Facciamo un po' di ordine sulla questione San Siro, per grandissime linee. Una sorta di bigino minimo. Le squadre decidono che per rendere sostenibile la loro esistenza economica occorre uno stadio di proprietà. Roba normale. Fanno una valutazione e capiscono che ci vuole una struttura nuova con tutte le costruzioni di fianco. Perché? Perché gli stadi nuovi sono investimenti immobiliari. Vanno dal Comune, che in quel momento è pacifico: ogni anno le squadre gli versano 10 milioni di euro di canone e 10 milioni di euro in ristrutturazioni. Il Comune si agita, ovviamente. Toccare il Meazza? Succederà un casino. E infatti succede un casino. Le squadre provano a convincere che si tratta di un'operazione che fa bene a un quartiere degradato, ma si muovono diciamo non benissimo. Intanto si avvicinano le elezioni, e Beppe Sala congela più o meno tutto: troppo divisivo un Meazza sì Meazza no. Nel frattempo le squadre ricorrono alla Legge Stadi (sciagurata, e di impossibile attuazione) per saltare proprio il Comune. Ma la burocrazia vince sempre, e si finisce nel pantano.

Stadio, alla parola "dibattito" Milan e Inter perdono la pazienza

Passano i mesi, uno dopo l'altro, e intanto sale il nervosismo delle squadre, mentre i Verdi - che peraltro è il partito del sindaco - invocano il dibattito pubblico. Alla parola dibattito le squadre impazziscono di rabbia: ma come è possibile? C'è una legge che di fatto dovrebbe esautorare il Comune, ma non è così, e il Comune pure vuole perdere altro tempo facendo un dibattito pubblico che con tutta probabilità vedrà vincere il no al nuovo stadio perché in questi referendum vincono sempre i no? Allora Paolo Scaroni prende Beppe Bonomi da Milanosesto. L'arrivo del manager è significativo: Bonomi ha sviluppato l'area delle ex Falck, a Sesto San Giovanni. Tanto spazio, una fermata della metro, possibilità di fare palazzi e parcheggi e parco, amministrazione non amica ma amicissima.

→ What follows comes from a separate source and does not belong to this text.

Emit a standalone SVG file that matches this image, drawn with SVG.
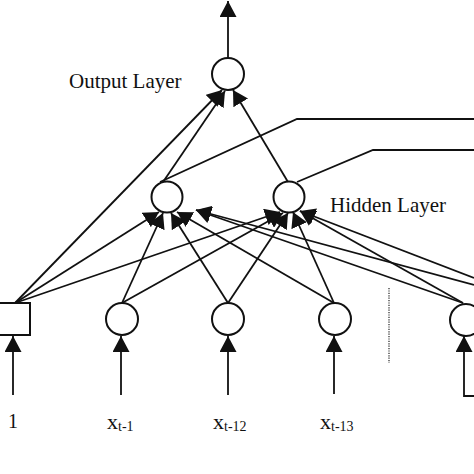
<svg xmlns="http://www.w3.org/2000/svg" width="474" height="474" viewBox="0 0 474 474">
<style>
.ln{stroke:#111;stroke-width:1.8;fill:none}
.nd{stroke:#111;stroke-width:2;fill:#fff}
.t{font-family:"Liberation Serif","Times New Roman",serif;fill:#111}
.in{marker-end:url(#big)}
.sm{marker-end:url(#small)}
</style>
<defs>
<marker id="big" markerUnits="userSpaceOnUse" markerWidth="17" markerHeight="17" viewBox="0 0 17 17" refX="16" refY="8.5" orient="auto"><path d="M0,0 L16,8.5 L0,17 z" fill="#111"/></marker>
<marker id="small" markerUnits="userSpaceOnUse" markerWidth="16" markerHeight="17" viewBox="0 0 16 17" refX="15" refY="8.5" orient="auto"><path d="M0,0 L15,8.5 L0,17 z" fill="#111"/></marker>
</defs>
<rect width="474" height="474" fill="#fff"/>
<g id="connectors">
<path class="ln in" d="M228,58 V1"/>
<path class="ln in" d="M13,395 V336"/>
<path class="ln in" d="M121,395 V336"/>
<path class="ln in" d="M228,395 V336"/>
<path class="ln in" d="M334,394 V336"/>
<path class="ln in" d="M474,396 H464 V336"/>
<path class="ln sm" d="M15,303 L222,90"/>
<path class="ln sm" d="M163,182 L225,91"/>
<path class="ln sm" d="M288,182 L233,90"/>
<path class="ln" d="M160,182 L297,119 H474"/>
<path class="ln" d="M297,182 L373,150 H474"/>
<path class="ln sm" d="M15,303 L159,212"/>
<path class="ln sm" d="M122,303 L163,213"/>
<path class="ln sm" d="M228,303 L171,213"/>
<path class="ln sm" d="M334,303 L177,212"/>
<path class="ln sm" d="M463,303 L196,210"/>
<path class="ln sm" d="M474,285 L196,210"/>
<path class="ln sm" d="M15,303 L280,212"/>
<path class="ln sm" d="M122,303 L283,213"/>
<path class="ln sm" d="M228,303 L288,213"/>
<path class="ln sm" d="M334,303 L293,212"/>
<path class="ln sm" d="M463,303 L300,211"/>
<path class="ln sm" d="M474,278 L300,211"/>
<path d="M389,288 V363" stroke="#333" stroke-width="1.3" stroke-dasharray="1.2 1.2" fill="none"/>
</g>
<g id="output"><circle class="nd" cx="228" cy="74" r="16"/></g>
<g id="hidden1"><circle class="nd" cx="167" cy="197" r="15.5"/></g>
<g id="hidden2"><circle class="nd" cx="289" cy="197" r="15.5"/></g>
<g id="bias"><rect class="nd" x="-4" y="303" width="34" height="32"/></g>
<g id="in1"><circle class="nd" cx="122" cy="319" r="16"/></g>
<g id="in12"><circle class="nd" cx="228" cy="319" r="16"/></g>
<g id="in13"><circle class="nd" cx="335" cy="319" r="16"/></g>
<g id="inN"><circle class="nd" cx="466" cy="320" r="16"/></g>
<g id="labels">
<text class="t" x="69" y="88" font-size="21">Output Layer</text>
<text class="t" x="330" y="212" font-size="21">Hidden Layer</text>
<text class="t" x="13" y="428" font-size="20" text-anchor="middle">1</text>
<text class="t" x="107" y="429" font-size="22">x<tspan font-size="14" dy="2">t-1</tspan></text>
<text class="t" x="213" y="429" font-size="22">x<tspan font-size="14" dy="2">t-12</tspan></text>
<text class="t" x="320" y="429" font-size="22">x<tspan font-size="14" dy="2">t-13</tspan></text>
</g>
</svg>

Il non detto è chiaro: quell'area è buona, e non è una minaccia. Se la prima scelta, ovvero San Siro, non va in porto, allora ricorriamo alla seconda che pure non è tanto seconda, è validissima. Ma intanto continua la questione della consultazione della città. E il sindaco alla fine dice che ci sarà, ma non sarà decisiva o vincolante. Che cosa vuol dire? Che i cittadini potrebbero dire di no allo Stadio e il Comune comunque dire sì? E allora che senso ha farla? O che i cittadini sono chiamati ad esprimersi su questioni "laterali" del progetto e non sul progetto in sè? E se così fosse, perché perdere tutto questo tempo per questioni "laterali"?

Stadio San Siro: errori delle squadre, ruggini politiche e burocrazia inaccettabile

La verità è che sulla vicenda dello Stadio, tra errori delle squadre (legge Stadi in primis), vecchie ruggini politiche (mica penserete che il verde Monguzzi rompe le scatole al verde Sala senza ragioni personali, vero?), lungaggini inaccettabili, si sta producendo un'immagine di Milano che non corrisponde alla sua essenza: pratica, efficace, intelligente.